◆ **THE REQUEST**
Only lines with the word "diagram" are needed; collect each of them from the listing below.

◆ **EXTRACTED DATA**
_ _ _ _ _ _ _

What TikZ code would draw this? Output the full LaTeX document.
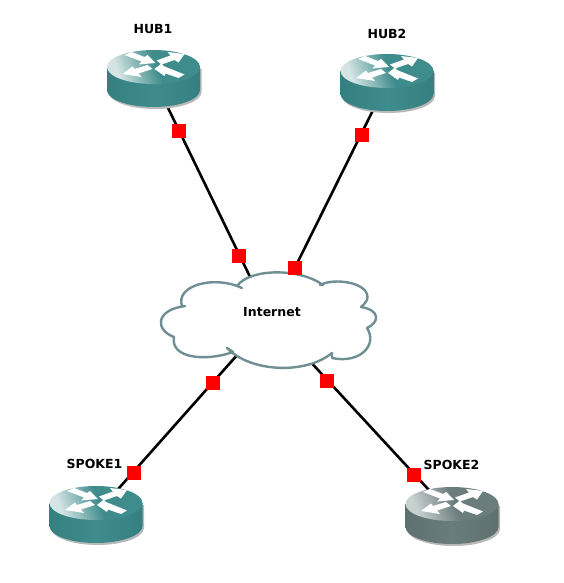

_ _ _ _ _ _ _

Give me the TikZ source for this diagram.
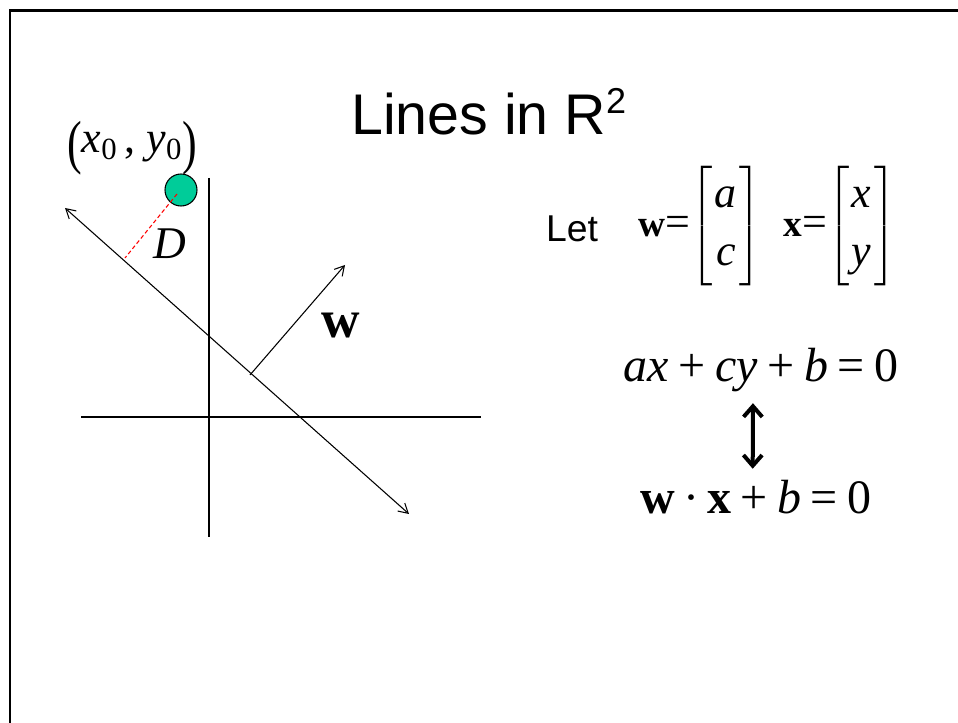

_ _ _ _ _ _ _

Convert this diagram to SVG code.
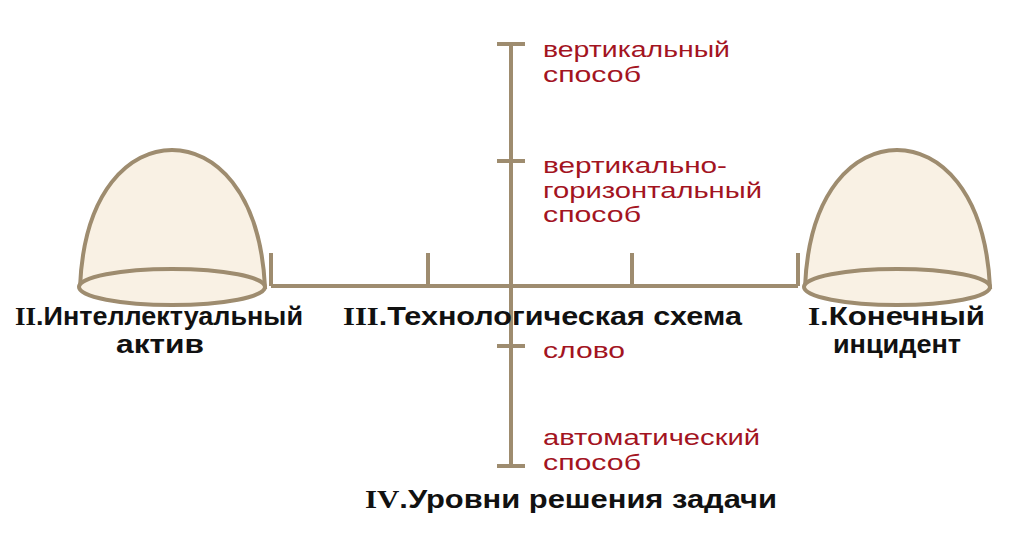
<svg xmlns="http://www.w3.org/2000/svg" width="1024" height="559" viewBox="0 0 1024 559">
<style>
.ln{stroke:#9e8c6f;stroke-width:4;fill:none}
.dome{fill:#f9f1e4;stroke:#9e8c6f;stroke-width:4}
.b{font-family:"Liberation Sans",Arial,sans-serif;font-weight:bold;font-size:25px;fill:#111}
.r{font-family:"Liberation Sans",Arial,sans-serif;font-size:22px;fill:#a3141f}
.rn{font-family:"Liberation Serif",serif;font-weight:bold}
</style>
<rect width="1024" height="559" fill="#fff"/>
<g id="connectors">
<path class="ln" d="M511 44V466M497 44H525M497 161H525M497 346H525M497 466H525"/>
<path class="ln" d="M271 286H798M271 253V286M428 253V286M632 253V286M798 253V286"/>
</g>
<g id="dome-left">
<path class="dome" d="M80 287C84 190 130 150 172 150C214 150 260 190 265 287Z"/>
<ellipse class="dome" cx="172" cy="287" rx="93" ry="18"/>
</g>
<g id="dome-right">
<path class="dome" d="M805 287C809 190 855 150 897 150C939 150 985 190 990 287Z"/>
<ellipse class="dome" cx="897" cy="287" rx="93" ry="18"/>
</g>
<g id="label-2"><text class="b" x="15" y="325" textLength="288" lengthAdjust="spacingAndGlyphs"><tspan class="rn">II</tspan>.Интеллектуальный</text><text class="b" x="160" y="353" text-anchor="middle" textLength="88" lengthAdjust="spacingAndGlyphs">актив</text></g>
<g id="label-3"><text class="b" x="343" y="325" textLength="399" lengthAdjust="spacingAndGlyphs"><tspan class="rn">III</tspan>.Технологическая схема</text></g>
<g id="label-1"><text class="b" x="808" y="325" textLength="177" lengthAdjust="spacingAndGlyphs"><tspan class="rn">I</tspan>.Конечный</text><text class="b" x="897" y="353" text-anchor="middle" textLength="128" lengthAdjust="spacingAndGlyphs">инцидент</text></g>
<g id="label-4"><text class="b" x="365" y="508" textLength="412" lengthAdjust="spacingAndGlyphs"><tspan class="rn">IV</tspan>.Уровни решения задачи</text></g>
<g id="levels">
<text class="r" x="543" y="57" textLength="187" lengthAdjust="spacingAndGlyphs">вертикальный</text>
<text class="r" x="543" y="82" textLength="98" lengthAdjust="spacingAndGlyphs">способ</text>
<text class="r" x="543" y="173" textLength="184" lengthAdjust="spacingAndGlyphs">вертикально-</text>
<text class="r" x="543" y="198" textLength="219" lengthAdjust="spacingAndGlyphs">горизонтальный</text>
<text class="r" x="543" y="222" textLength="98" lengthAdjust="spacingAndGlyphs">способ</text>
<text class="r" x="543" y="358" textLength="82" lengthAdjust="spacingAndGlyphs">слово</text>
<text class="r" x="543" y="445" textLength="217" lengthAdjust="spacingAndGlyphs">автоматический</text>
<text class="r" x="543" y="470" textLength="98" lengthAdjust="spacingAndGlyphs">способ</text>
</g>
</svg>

_ _ _ _ _ _ _

◆ **SOLUTION**
Give me the TikZ source for this diagram.
Convert this diagram to SVG code.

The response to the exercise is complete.